The Tata Power Company Limited And ... vs Government Of Maharashtra And Others on 18 January, 2011
Writ PetitionCourt
Date
Bench
Citation
Keywords
Electricity Act 2003, De-licensing of Generation, Regulatory Powers, State Government Directives, Maharashtra Energy Regulatory Commission (MERC), Power Purchase Agreement (PPA), Ultra Vires, Judicial Review, Freedom of Generating Companies, Allocation of Electricity, Public Interest, Tata Power Company Limited v. Reliance Energy Limited.
Sections & Acts
* Electricity Act, 2003 (Sections 11, 23, 37, 60, 86, 86(1)(b), 108) * Electricity Act, 1910 * Electricity (Supply) Act, 1948 * Electricity Regulatory Commission Act, 1998 * Maharashtra Energy Regulatory Commission (Terms and Conditions of Tariff) Regulations, 2005
Case details are shown in the header and cards above. Below is the synopsis extracted from the judgment summary.
Subject
Electricity Act, 2003 – Scope of State Government's power to issue directives to generating companies and regulatory commissions – Ultra vires actions – Freedom of generating companies – Regulatory regime.
Key Legal Propositions
- The Electricity Act, 2003, fundamentally de-licensed electricity generation activities, promoting competition and providing generating companies with freedom in site choice, investment, selection of counter-party buyers, and, largely, freedom from tariff regulation when supplying to traders or directly to consumers.
- The State Government's power to issue directives to generating companies (Section 11) or State Load Despatch Centers (Section 37) is statutorily conditioned and limited to specific, extraordinary circumstances or for maintaining smooth transmission, respectively.
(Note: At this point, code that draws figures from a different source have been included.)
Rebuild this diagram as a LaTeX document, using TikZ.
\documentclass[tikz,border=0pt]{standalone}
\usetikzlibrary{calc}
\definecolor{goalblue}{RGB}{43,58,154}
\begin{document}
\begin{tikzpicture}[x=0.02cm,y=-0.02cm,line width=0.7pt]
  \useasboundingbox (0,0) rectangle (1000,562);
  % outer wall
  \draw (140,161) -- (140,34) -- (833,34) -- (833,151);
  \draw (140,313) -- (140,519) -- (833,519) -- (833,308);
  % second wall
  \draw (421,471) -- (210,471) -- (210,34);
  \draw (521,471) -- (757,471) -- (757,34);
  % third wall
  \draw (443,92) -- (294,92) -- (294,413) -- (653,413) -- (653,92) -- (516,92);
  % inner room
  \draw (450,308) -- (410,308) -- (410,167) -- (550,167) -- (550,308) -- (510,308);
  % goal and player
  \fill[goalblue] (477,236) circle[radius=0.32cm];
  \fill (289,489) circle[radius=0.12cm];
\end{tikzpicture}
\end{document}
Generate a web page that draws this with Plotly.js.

Similarly, directions to the State Commission (Section 108) are limited to matters of policy involving public interest.
- State Electricity Commissions, under Section 86(1)(b) of the Act, are not empowered to direct the allocation of electricity to different licensees based on their individual needs or to compel a generating company to supply electricity to a licensee with whom it has no Power Purchase Agreement (PPA).
- A communication from the State Government, even if termed a "request" or "advice," that effectively functions as a binding directive or attempts to confer jurisdiction or persuade a regulatory body to act outside its statutory powers, is ultra vires the Electricity Act, 2003, as it undermines the Act's object of distancing government from regulatory functions and reintroduces a licensing regime through indirect means.
Judgment Summary
Background
The Petitioner, a company licensed to generate and supply electric power since the early 20th century, saw its generation activities de-licensed following the enactment of the Electricity Act, 2003. This Act aimed to encourage private sector participation, promote competition, and distance regulatory responsibilities from the government to independent commissions. Pursuant to the Maharashtra Energy Regulatory Commission (Terms and Conditions of Tariff) Regulations, 2005, the Petitioner entered into Power Purchase Agreements (PPAs) in 2006 for supplying power to BEST and Tata Power Company – Distribution. These PPAs were initially approved by MERC but later set aside by the Appellate Tribunal for Electricity, remanding the matter for reconsideration.
In Tata Power Company Limited v. Reliance Energy Limited (2009), the Supreme Court affirmed the Electricity Act, 2003's primary objective of liberating generating companies from licensing regimes, emphasizing their freedom in operations, buyer choice, and tariff regulation, subject to specific statutory provisions. The Supreme Court notably held that State Electricity Commissions cannot direct allocation of electricity based on licensees' needs.
Following the Supreme Court's judgment, the Petitioner decided to discontinue supplying electricity to the Second Respondent (Reliance Infrastructure Limited) from 1 April 2010. The Government of Maharashtra (First Respondent) intervened, forming a committee, and subsequently issued two memoranda. The first, dated 7 May 2010, articulated the State Government's "decision" that MERC should take "suitable measures" in "public interest," considering a committee report and specified principles. This memorandum also proposed an "ad interim solution" for power allocation, detailing supply quantities to various licensees. A subsequent memorandum on 19 May 2010 noted the Petitioner's actions "contrary to the advice of the government" in the 7 May memo and explicitly directed the State Load Despatch Centre to maintain the status quo regarding power scheduling for the Second Respondent. MERC thereafter issued a public notice on 18 May 2010 to consider its role and statutory powers regarding the 7 May memorandum. The Petitioner challenged these memoranda before the High Court. The State Government, in an affidavit, contended that the 7 May 2010 memorandum was merely a "request" to MERC, not a statutory directive.